These days, it is difficult to speak about anything other than the Senate’s darkest hour.
Across the nation, one question echoes from homes, offices, schools, and public squares.
“Anyare, honorable senators?” What happened to an institution once revered as one of the nation’s august chambers?
That question arose after the controversial leadership change in May and the shocking shooting incident that followed in the Senate building itself. These were not ordinary political controversies but painful blows to the Republic’s respected democratic institution.
The Senate earned its august reputation through decades of intellectual excellence, principled debate, statesmanship, and an abiding belief that the nation must always come before the politician. The word “august” comes from the Latin “augustus,” meaning venerable, respected, and worthy of honor.
Sadly, the recent events have cast a dark shadow over that legacy. What was once regarded as a chamber of statesmen has become a carnival of clowns where headlines matter more than solutions, ambition eclipses service and spectacle pushes governance to the background.
The events of May will be etched in the public memory as one of the most disturbing chapters in the Senate’s modern history. They weakened public confidence, diminished institutional prestige, and raised serious questions about the judgment, discipline, and priorities of those entrusted with the nation’s highest legislative responsibility.
The story is a painful journey from August Chamber to Chamber of Horror — and back again if the senators will find the humility, wisdom, and courage to regain the people’s trust.
Great institutions are rarely destroyed by a single crisis. They are judged by how they confront failure, acknowledge mistakes and pursue reform.
The first step toward redemption is honest self-examination. The Senate must openly recognize that the events of May inflicted serious damage on the public trust. As Confucius observed: “A man who has committed a mistake and does not correct it is committing another mistake.”
There can be no restoration without accountability and no renewal without reflection. The next step is the restoration of decorum. Disagreements are essential to democracy, but personal attacks, vendettas, grandstanding, and public theatrics must never replace thoughtful deliberation.
The Senate should be a forum for reasoned debate, not a stage for play acting or a circus performance under a P. T. Barnum tent. Filipinos expect wisdom from their senators, not conduct that diminishes the dignity of public office.
The chamber must return its focus to legislation and oversight. Citizens judge senators not by the ferocity of their struggle for power but by the quality of the laws they pass and the seriousness with which they address the nation’s problems.
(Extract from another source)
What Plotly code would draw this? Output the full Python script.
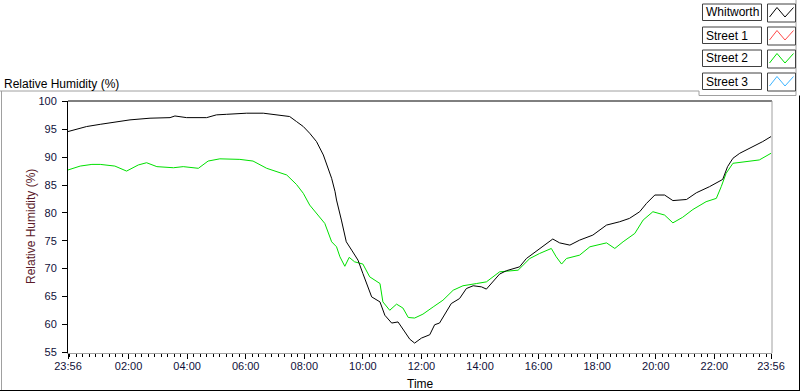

People are weary of episodic drama a la Netflix. They hunger for solutions, stability, and leadership.
Equally important is loyalty to the institution. Political alliances come and go, but the Senate must endure. Temporary victories should never come at the expense of national respect. No faction, ambition, or partisan interest is greater than the institution itself.
The Senate must once again become a forum for reasoned debate rather than a battlefield of egos. There was a time when Senate speeches were studied by students, scholars, lawyers, and future leaders because they elevated the public discourse and helped shape national policy.
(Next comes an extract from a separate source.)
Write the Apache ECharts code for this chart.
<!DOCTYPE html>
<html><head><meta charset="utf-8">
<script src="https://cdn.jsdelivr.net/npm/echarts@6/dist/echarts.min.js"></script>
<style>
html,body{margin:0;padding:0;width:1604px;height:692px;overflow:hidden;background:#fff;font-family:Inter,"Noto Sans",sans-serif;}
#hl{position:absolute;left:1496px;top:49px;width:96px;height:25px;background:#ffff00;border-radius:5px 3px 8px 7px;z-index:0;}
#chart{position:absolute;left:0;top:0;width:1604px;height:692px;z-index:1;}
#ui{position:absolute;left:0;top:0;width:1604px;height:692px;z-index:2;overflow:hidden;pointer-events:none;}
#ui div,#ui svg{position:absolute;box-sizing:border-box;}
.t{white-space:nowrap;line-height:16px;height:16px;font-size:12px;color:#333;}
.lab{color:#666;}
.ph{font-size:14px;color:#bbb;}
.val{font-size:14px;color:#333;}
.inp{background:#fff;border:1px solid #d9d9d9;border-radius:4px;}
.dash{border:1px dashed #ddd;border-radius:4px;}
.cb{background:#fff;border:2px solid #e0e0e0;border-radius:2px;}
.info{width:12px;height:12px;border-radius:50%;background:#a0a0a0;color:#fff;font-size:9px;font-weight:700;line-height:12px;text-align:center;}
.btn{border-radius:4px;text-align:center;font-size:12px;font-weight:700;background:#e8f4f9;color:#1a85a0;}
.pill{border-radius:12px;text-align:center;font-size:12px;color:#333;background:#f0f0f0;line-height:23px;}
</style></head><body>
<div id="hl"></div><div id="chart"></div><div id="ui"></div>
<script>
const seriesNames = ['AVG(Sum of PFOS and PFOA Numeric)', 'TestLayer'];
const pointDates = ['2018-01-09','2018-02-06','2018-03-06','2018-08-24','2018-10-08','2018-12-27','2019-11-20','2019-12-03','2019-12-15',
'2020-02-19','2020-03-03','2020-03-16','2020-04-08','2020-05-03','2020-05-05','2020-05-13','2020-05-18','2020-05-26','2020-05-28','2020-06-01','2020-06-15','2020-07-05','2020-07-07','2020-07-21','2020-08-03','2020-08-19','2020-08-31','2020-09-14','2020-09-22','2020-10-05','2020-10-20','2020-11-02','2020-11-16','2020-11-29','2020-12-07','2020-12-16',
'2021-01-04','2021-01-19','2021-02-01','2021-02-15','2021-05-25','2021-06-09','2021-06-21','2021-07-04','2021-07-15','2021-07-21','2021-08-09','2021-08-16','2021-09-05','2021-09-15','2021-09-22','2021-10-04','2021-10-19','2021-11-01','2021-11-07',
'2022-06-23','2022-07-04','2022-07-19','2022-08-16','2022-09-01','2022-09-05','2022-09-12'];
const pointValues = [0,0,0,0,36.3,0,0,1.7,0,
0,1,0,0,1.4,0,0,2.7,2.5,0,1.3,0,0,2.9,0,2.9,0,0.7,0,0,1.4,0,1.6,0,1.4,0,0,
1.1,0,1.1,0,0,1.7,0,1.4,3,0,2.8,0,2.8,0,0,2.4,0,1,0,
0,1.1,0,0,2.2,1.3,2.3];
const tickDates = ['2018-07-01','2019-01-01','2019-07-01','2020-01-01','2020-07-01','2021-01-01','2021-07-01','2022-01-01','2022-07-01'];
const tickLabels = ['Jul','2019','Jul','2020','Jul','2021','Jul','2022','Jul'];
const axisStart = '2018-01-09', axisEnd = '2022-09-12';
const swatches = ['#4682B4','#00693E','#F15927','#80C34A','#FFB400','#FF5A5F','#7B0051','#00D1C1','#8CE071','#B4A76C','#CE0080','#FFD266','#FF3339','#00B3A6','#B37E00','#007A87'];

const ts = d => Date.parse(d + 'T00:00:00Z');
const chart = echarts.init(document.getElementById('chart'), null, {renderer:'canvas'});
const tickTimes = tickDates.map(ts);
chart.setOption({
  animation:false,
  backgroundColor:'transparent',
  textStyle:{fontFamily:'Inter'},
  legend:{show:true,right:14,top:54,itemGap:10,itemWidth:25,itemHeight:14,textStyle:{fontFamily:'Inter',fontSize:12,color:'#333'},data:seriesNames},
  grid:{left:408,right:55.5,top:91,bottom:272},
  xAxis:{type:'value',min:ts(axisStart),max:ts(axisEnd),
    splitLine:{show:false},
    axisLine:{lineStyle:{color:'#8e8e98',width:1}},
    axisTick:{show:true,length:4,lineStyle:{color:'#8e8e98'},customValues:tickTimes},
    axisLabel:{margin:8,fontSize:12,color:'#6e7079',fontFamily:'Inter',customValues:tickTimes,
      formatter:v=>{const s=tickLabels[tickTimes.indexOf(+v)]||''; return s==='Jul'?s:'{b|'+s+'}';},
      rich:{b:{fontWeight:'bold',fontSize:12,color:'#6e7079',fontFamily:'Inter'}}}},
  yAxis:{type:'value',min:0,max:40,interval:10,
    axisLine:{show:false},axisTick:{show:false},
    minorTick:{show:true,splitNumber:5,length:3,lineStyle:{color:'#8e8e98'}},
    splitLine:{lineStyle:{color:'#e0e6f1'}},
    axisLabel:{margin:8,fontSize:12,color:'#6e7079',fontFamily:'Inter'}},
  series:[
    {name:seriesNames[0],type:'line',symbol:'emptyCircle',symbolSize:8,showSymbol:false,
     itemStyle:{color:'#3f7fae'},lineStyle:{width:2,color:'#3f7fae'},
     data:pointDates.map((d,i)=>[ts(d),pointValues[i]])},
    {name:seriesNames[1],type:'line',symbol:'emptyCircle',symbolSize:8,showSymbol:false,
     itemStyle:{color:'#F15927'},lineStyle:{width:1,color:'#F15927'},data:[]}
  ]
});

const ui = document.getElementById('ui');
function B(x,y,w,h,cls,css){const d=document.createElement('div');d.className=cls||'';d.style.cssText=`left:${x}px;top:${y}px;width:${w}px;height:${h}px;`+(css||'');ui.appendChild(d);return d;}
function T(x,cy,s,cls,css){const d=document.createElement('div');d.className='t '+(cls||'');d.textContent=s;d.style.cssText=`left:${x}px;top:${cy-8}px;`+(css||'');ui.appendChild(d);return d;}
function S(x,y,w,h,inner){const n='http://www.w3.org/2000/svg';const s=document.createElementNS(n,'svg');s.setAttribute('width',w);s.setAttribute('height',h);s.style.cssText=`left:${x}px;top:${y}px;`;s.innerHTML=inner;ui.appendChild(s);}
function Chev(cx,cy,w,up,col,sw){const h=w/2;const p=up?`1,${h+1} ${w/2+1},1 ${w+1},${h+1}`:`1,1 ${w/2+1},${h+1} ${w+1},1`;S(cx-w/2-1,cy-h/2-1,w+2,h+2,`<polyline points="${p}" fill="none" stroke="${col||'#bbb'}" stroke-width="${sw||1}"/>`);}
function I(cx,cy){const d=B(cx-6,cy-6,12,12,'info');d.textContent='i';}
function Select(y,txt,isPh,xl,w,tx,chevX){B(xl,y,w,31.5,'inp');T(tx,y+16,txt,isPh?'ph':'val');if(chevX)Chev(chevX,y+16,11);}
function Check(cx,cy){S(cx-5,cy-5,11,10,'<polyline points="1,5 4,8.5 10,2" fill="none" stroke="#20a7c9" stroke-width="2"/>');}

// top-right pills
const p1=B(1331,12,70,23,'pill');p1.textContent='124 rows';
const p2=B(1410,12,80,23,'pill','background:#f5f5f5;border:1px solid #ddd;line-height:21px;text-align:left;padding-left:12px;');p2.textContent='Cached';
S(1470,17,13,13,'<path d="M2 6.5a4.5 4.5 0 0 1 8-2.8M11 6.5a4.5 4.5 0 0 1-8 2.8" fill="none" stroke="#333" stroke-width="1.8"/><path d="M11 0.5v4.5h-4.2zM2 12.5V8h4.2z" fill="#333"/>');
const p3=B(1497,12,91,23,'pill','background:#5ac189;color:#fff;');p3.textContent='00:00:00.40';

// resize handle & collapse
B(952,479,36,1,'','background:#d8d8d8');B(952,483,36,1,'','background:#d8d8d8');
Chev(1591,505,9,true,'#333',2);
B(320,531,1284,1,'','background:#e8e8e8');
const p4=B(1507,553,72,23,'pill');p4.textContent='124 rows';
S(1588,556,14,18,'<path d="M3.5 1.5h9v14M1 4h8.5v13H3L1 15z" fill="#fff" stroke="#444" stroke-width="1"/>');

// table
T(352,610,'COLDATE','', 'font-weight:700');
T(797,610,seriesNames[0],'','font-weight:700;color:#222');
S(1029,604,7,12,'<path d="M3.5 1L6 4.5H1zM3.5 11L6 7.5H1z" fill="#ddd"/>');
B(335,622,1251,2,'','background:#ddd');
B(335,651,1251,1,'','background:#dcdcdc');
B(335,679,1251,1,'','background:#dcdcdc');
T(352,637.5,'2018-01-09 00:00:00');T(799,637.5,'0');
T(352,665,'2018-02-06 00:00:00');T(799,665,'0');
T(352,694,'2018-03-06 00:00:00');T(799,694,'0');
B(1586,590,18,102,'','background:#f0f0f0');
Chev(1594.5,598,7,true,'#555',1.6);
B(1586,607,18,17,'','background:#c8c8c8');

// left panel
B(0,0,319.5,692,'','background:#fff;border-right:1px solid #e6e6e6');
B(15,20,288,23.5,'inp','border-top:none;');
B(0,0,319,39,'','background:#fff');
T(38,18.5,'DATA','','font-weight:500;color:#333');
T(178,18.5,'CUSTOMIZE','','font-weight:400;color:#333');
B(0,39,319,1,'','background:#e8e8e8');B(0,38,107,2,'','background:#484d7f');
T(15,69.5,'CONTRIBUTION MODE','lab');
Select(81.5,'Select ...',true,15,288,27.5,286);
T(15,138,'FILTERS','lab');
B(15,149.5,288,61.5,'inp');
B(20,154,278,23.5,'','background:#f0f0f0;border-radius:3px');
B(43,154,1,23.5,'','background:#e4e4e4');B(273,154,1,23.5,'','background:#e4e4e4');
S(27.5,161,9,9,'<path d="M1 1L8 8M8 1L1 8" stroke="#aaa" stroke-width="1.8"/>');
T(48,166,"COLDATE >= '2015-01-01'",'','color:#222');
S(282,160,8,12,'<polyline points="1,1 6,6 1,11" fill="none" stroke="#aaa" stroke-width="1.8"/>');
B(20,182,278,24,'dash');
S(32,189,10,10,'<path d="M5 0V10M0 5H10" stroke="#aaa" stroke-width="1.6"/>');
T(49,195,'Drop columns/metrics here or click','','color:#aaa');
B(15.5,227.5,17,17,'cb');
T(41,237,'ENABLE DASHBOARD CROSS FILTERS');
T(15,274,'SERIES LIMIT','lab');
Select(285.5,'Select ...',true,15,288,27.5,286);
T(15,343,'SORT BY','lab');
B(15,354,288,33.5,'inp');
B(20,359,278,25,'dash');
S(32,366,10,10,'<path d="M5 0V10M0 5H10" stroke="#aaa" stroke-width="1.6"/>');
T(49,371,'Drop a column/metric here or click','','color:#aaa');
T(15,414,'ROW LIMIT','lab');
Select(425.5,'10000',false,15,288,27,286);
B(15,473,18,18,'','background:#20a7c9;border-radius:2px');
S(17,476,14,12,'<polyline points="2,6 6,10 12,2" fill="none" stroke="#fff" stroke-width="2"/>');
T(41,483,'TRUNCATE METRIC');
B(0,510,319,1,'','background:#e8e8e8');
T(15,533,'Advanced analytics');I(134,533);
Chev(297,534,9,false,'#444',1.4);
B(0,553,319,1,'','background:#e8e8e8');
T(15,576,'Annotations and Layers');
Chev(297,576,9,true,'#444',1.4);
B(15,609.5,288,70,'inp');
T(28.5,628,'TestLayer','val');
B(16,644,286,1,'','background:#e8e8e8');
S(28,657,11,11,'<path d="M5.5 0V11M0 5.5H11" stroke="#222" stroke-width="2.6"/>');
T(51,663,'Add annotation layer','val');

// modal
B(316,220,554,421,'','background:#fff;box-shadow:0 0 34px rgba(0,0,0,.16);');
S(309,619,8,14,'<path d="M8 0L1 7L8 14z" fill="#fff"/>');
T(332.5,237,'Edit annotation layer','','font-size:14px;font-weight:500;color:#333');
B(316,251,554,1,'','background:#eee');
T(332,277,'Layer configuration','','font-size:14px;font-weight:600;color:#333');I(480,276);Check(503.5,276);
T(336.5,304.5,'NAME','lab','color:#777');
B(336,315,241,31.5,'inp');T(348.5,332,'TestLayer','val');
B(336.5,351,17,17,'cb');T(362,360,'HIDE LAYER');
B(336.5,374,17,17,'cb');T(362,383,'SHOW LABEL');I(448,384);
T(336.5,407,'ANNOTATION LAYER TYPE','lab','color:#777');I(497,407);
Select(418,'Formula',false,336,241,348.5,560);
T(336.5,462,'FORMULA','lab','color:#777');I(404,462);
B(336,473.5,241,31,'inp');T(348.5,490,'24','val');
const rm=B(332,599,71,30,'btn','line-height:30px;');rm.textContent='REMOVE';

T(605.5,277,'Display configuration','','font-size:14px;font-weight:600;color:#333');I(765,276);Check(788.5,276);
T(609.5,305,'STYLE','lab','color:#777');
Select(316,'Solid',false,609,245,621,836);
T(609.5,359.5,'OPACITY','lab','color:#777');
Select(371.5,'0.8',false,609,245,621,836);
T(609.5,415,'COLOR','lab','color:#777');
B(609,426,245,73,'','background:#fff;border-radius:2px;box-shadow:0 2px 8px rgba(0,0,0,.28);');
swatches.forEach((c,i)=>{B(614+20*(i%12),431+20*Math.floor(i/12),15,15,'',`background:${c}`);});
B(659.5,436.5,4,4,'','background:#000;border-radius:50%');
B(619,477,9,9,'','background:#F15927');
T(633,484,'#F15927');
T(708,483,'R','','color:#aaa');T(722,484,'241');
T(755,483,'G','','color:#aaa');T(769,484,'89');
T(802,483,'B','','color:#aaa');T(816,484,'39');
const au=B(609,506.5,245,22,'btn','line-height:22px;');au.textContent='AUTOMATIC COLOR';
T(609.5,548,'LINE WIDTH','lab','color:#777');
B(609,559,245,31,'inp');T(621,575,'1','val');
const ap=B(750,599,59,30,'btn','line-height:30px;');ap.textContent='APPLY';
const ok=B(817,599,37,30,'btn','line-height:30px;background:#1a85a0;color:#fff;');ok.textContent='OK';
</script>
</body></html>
The nation deserves a Senate where ideas prevail over personalities, competence triumphs over publicity, and wisdom rises above noise.
Senators must remember that public office is a sacred trust, not a performance before television cameras. The country needs statesmen more than celebrities, problem solvers more than headline seekers, and public servants more than performers.
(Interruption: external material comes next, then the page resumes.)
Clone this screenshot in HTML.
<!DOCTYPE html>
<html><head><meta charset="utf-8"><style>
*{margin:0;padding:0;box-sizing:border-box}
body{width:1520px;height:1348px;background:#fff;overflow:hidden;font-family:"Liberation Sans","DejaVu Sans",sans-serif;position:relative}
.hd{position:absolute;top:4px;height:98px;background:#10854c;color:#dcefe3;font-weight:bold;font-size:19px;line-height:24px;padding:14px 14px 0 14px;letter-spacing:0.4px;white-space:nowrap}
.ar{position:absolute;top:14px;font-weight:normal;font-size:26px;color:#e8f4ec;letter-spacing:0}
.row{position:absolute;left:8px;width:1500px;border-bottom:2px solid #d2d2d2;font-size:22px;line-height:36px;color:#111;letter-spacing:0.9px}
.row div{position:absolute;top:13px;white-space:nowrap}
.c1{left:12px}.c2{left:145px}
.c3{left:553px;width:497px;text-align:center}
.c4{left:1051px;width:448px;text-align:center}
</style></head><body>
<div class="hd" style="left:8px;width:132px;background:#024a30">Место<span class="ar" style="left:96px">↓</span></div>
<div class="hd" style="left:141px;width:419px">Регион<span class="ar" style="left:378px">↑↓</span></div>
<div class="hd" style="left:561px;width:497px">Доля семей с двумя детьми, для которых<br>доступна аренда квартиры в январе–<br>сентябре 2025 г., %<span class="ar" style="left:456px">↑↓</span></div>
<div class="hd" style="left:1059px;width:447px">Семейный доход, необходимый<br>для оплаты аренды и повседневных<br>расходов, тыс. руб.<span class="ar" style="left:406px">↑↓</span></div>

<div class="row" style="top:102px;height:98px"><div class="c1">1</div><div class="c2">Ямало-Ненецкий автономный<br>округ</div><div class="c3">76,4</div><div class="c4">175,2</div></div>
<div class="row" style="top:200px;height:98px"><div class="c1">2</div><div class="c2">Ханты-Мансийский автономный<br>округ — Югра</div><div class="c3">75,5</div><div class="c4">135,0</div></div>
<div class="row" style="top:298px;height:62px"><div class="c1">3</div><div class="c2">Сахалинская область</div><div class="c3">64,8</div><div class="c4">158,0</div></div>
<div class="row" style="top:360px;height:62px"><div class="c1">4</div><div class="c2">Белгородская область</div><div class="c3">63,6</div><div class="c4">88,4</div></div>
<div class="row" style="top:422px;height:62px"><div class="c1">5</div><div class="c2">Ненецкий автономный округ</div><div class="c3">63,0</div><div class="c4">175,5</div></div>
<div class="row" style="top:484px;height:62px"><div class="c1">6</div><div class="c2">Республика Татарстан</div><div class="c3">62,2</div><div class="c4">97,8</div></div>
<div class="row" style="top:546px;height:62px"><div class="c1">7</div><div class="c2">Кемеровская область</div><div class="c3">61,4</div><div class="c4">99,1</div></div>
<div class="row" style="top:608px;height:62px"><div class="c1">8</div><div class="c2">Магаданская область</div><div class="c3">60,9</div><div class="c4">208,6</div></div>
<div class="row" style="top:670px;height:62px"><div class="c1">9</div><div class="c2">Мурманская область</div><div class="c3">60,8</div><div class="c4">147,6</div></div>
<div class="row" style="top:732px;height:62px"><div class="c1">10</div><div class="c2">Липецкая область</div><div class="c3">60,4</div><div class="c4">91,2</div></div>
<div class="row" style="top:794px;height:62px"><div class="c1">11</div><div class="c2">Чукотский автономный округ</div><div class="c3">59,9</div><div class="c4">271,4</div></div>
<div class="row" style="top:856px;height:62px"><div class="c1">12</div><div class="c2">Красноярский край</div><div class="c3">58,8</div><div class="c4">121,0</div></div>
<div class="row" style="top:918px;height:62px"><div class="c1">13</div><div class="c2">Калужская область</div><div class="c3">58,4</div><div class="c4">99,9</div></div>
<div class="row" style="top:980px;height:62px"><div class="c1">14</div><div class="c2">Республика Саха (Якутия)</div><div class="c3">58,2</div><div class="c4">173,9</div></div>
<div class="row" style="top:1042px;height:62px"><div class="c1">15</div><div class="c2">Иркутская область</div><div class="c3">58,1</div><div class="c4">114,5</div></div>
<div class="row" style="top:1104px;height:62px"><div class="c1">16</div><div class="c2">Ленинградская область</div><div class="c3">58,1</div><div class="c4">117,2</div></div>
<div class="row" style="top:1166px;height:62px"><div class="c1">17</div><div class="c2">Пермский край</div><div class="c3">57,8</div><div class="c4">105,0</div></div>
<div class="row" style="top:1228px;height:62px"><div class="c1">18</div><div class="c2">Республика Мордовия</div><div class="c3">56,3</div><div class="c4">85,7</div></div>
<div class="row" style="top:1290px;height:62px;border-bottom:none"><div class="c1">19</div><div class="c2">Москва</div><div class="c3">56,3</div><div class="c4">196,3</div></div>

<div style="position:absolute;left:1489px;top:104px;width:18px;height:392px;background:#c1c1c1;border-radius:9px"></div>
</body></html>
The burden of restoring the Senate’s honor cannot rest solely on some of its members. It requires the collective effort of every senator who values the institution’s legacy and future.
History teaches that great institutions can emerge stronger after a humiliation if they possess the courage to reform and the wisdom to learn from failure. One act of statesmanship may not restore a damaged institution, but it can mark the beginning of recovery.
The path back begins when senators choose wisdom over spectacle, service over ambition, integrity over expediency, and country over politics. The Senate’s greatest asset is not power but public trust.
The chamber does not become august simply because its members call it so. It becomes august only when its members conduct themselves in a manner worthy of the title.
Our honorable senators, the Filipino people deserve meaningful results rather than continuing political distractions, accountability that strengthens confidence in public institutions, and conduct that reflects dignity, civility and respect for public office.
Above all, they deserve the steady, principled, and effective leadership they entrusted you to provide.
Until those expectations are met, the one question that will linger in every disappointed Filipino heart remains painfully unchanged, “Anyare, honorable senators?”